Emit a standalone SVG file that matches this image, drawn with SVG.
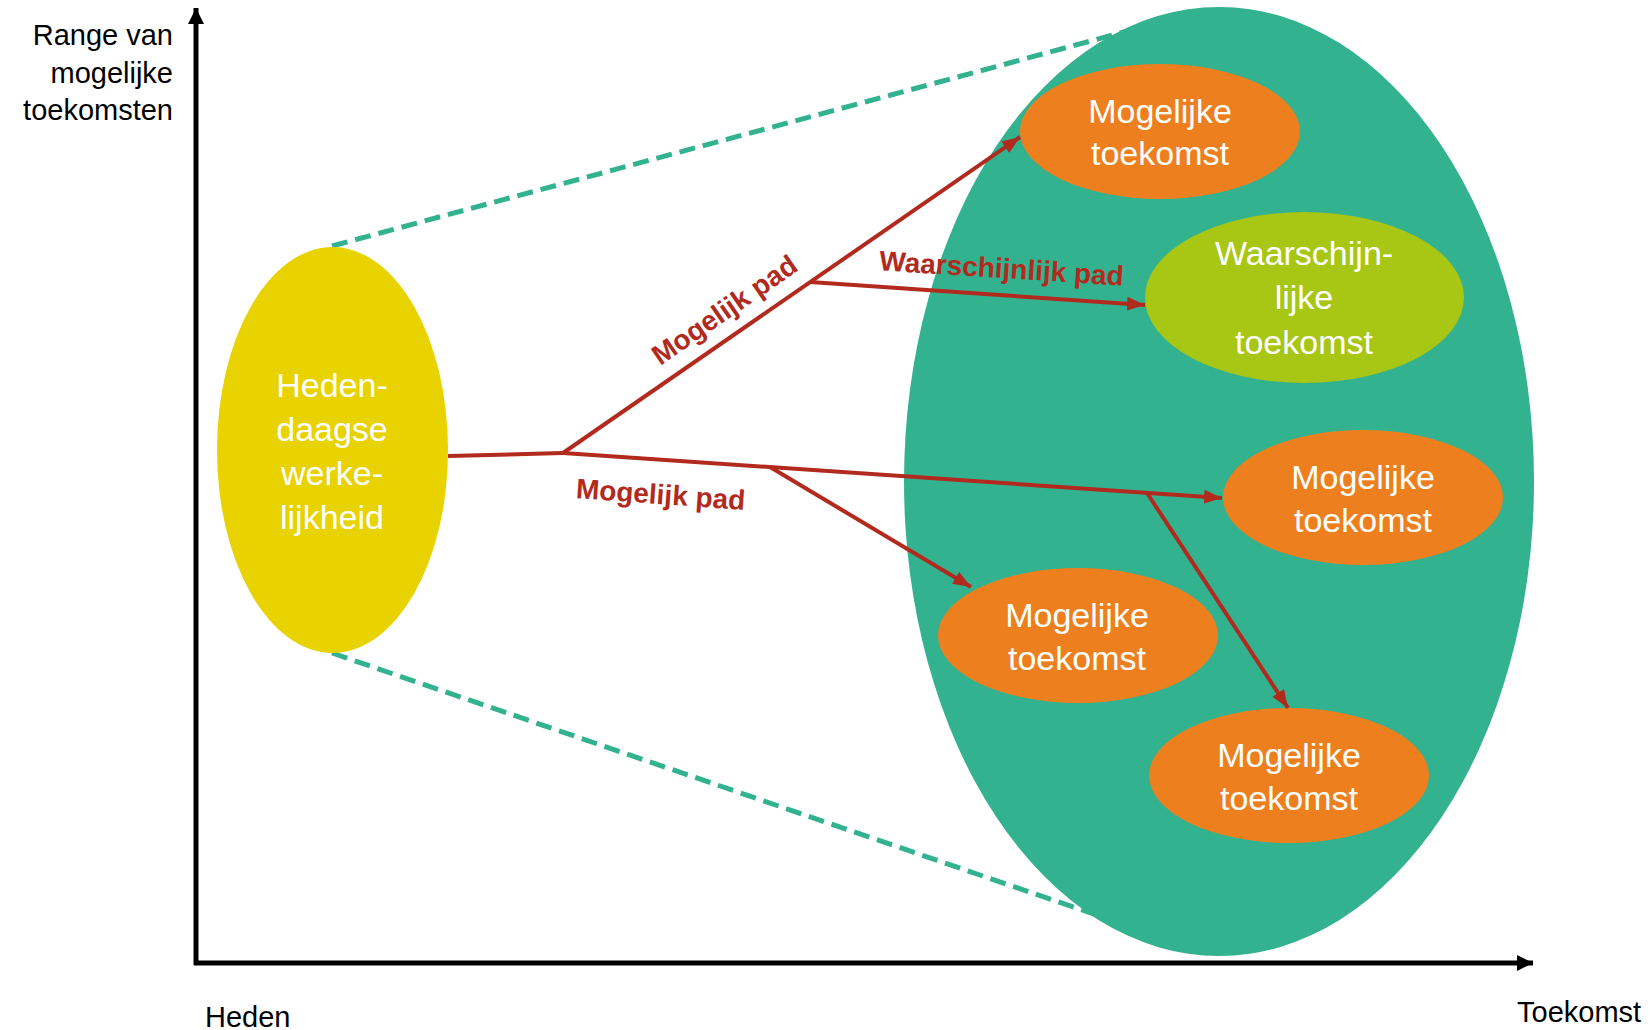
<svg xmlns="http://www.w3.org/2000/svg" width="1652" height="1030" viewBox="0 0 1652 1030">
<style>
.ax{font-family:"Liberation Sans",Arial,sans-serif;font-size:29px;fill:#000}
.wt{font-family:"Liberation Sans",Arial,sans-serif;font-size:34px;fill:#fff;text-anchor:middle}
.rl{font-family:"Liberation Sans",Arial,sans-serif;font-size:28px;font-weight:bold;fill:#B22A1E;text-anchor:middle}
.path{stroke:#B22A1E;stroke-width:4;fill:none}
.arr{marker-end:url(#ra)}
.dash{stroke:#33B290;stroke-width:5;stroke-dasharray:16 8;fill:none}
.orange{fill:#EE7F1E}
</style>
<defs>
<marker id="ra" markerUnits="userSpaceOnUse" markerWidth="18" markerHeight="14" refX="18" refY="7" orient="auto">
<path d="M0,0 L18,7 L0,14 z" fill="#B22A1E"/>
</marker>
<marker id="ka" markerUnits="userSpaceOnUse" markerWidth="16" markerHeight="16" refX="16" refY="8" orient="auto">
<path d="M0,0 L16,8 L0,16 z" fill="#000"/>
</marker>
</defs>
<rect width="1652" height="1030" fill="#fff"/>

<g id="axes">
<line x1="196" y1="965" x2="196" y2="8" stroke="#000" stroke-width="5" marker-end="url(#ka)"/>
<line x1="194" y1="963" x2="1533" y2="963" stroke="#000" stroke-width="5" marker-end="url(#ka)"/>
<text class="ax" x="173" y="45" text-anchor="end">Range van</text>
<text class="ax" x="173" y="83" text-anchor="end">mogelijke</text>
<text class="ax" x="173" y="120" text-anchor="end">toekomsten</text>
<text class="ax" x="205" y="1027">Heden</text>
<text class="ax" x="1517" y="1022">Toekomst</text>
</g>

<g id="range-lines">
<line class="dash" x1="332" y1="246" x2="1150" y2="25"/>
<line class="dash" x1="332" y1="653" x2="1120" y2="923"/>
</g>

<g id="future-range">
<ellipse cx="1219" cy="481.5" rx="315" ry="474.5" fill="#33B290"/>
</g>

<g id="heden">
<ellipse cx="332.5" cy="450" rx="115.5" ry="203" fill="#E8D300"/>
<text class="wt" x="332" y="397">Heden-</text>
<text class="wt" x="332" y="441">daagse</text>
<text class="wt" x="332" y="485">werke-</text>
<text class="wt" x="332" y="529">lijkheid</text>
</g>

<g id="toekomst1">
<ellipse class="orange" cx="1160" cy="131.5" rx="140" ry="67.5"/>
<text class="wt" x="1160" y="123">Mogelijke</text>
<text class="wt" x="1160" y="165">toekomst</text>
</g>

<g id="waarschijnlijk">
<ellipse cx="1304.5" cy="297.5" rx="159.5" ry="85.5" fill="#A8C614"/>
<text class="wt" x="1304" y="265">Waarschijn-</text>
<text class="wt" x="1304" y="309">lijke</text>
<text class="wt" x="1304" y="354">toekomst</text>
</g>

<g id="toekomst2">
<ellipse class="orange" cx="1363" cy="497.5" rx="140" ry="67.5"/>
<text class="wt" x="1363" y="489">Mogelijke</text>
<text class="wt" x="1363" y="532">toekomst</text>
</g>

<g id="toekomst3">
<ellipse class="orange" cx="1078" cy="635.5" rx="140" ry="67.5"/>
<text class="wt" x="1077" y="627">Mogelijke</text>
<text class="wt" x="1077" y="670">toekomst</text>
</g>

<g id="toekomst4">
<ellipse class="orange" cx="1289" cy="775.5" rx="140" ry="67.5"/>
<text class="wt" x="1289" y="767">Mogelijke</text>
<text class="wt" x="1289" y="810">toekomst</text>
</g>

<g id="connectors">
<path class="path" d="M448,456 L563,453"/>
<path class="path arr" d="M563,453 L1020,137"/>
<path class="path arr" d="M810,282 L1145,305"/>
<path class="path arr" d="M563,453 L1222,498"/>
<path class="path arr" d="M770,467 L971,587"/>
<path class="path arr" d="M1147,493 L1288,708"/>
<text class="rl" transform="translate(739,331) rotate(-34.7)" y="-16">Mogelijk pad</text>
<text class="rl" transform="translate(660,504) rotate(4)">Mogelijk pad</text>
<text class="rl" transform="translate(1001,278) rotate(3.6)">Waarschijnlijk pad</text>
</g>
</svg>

==

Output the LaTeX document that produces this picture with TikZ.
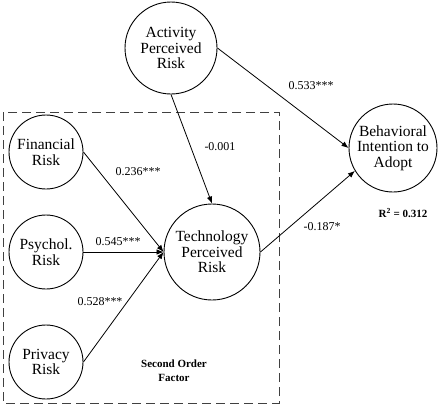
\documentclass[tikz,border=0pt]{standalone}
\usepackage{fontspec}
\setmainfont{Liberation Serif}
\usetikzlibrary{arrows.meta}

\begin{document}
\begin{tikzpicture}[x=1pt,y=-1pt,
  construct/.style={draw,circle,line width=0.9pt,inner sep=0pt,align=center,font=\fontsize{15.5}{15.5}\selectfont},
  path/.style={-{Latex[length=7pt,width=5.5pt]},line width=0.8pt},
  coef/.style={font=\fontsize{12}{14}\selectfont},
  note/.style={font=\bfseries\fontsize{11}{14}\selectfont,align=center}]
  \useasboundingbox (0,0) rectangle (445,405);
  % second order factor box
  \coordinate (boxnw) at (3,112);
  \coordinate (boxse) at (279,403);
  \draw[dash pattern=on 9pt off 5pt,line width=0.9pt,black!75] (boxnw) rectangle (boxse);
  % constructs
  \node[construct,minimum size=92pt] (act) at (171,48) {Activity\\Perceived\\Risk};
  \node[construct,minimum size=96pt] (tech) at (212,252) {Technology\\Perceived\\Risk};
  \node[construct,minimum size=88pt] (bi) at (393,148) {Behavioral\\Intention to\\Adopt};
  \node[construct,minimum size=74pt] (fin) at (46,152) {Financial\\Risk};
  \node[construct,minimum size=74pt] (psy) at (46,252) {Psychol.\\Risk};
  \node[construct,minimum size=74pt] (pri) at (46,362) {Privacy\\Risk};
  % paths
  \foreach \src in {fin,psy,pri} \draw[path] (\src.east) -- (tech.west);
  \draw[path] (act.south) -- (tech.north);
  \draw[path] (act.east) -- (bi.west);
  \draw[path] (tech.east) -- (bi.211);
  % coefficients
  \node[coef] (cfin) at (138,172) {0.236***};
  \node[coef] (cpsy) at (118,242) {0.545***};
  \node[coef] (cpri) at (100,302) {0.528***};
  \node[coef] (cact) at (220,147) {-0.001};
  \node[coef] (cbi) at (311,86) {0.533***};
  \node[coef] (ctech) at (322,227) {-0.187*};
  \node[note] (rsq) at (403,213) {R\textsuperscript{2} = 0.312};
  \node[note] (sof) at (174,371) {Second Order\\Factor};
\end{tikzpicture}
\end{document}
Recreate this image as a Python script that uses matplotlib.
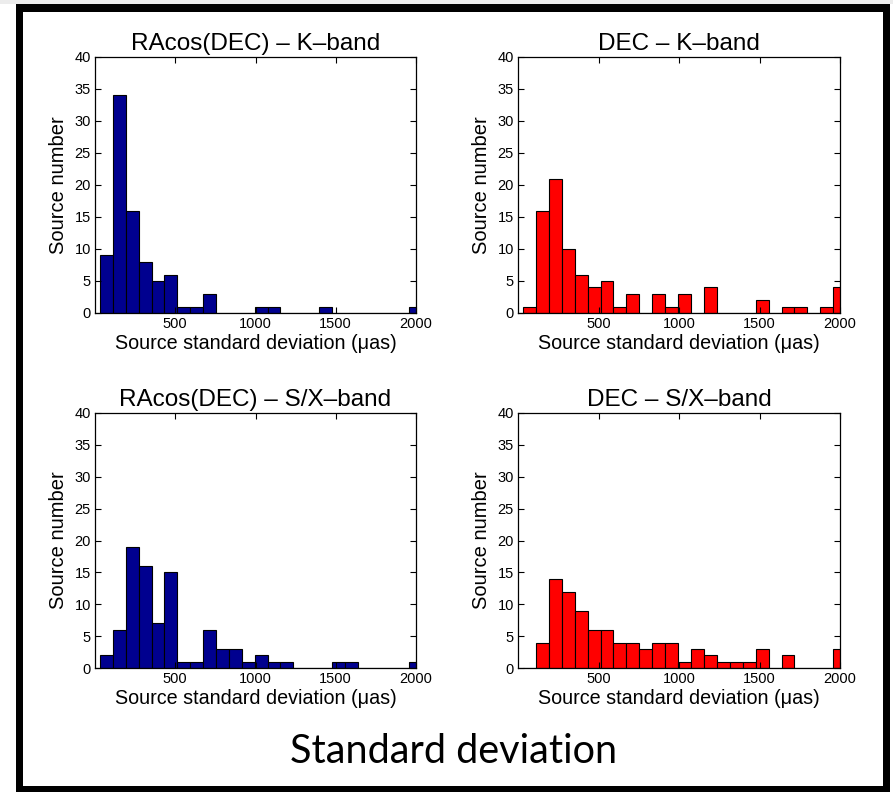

◆ Written task
Choose all lines containing the string "this" and copy them out.

◆ Answer in full
Emit a standalone SVG file that matches this image, drawn with SVG.
Output the LaTeX document that produces this picture with TikZ.
Recreate this image as a Python script that uses matplotlib.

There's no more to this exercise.